Machine Learning Thoughts: Philosophy

Computer vs Human Learning

It seems obvious that despite 3 or 4 decades of research on Machine Learning, the ability of computers to learn is far inferior to that of humans.
As a result it seems natural to choose as a goal for learning algorithms to match human performance.

However, is it really fair to compare computer learning with human learning? Or, more precisely, how should they be compared in order to have an objective assessment of their respective abilities?

Here are some remarks that one should have in mind before making such a comparison:

First of all, it is well known that, theoretically speaking, there is no better algorithm: if you look at all the possible problems, and compare any two algorithms, there will be exactly one half (I am not formalizing these notions here, but precise statements exist) of the problems on which the first algorithm will do a better job than the second one. In other terms, there is no algorithm that systematically outperforms the other algorithms on all problems. It is thus pointless to compare learning algorithms in general.
So in order to make a meaningful comparison, one should first select a limited number of problems of interest.
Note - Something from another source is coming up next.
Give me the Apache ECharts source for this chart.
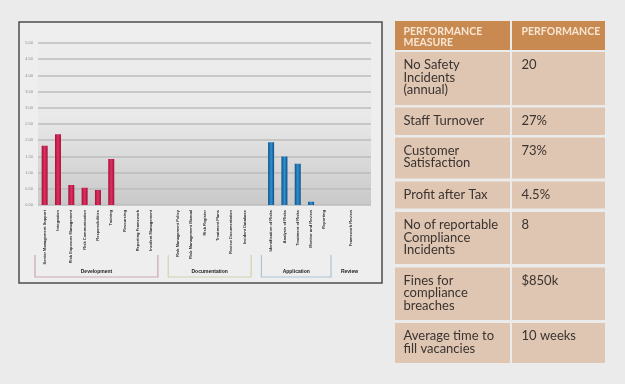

The natural class of problems in our case would be to consider all the learning problems that humans are coping with: e.g. speech recognition, object recognition, motor learning...
Having a list of such problems would make a reasonable benchmark on which learning algorithms could be evaluated and compared to human performance.

Of course, on all these tasks the algorithms we have built so far are unable to match (or in certain cases even get close to) human performance.
Does it mean our algorithms are bad?
I would tend to think rather the opposite: they are very good and much better than humans in many respects. In my opinion, the reason why they do not get good success rates on those problems that are trivially solved by humans is that they don't have access to the same information and they are not given the right "priors"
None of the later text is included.